La Foudre est de ces romans qui nous happent, que l’on pose à regret pour s’y replonger avec hâte et plaisir. Pierric Bailly mène avec brio le récit d’une histoire d’amour suspendue au verdict d’un procès. Julien, dit John, berger saisonnier dans le Jura, voit son quotidien bouleversé le jour où, par hasard, il lit dans le journal qu’Alexandre est accusé de meurtre. Alexandre dont il a partagé la chambre à l’internat. Alexandre qu’il a tant admiré, tant envié, au point de lui emprunter son rire. Alexandre qu’il pensait rayé de son existence mais qui resurgit toujours au moment où sa vie semble enfin stable et heureuse : « Quand on y repense l’influence de ce type sur ma vie est démente.
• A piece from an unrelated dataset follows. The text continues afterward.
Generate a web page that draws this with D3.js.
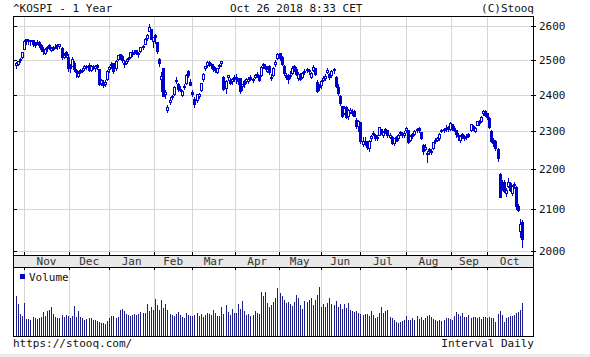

Ce type avec lequel je n’ai rien partagé d’important et que j’ai finalement peu fréquenté est à l’origine de tous les tournants décisifs de mon existence ». Julien est en effet sur le point de quitter les pâturages jurassiens pour rejoindre Héloïse, la femme qui partage sa vie depuis plusieurs années, à la Réunion où ils espèrent fonder une famille. L’étrange fait divers ne semble en aucun cas compatible avec la douceur d’Alexandre ; Julien se rapproche alors de Nadia, la compagne d’Alexandre, afin d’en savoir plus. Poussé par la curiosité, ému par sa détresse, Julien accepte ce rôle indéfini que lui attribue dès leurs retrouvailles la jeune femme : « Je ne sais pas ce qu’elle attend de moi ; elle ne le sait peut-être pas non plus. » Grâce à la narration à la première personne, le lecteur est au plus près des sentiments de Julien, quand les autres personnages restent - comme pour lui – insaisissables, inaccessibles, opaques.
Le charme du roman de Pierric Bailly réside autant dans la description de la faune et de la flore jurassienne ou de la vie d’un berger contemporain - qui joue avec les clichés de l’ermite misanthrope - que dans le suspense lié au procès et au triangle amoureux. La topographie est un régal, d’autant plus lorsque l’on est en terrain connu. Et les randonneurs ne verront assurément plus les bergers du même œil : « Voilà ce que je devrais leur dire quand ils me posent la question de savoir ce qui est le plus dur : le froid, la pluie, les orages, la solitude ? C’est toi, c’est vous, c’est tous les gens qui viennent me casser les pieds ».
La Foudre, Pierric Bailly, P.O.L, 2023, 458 pages.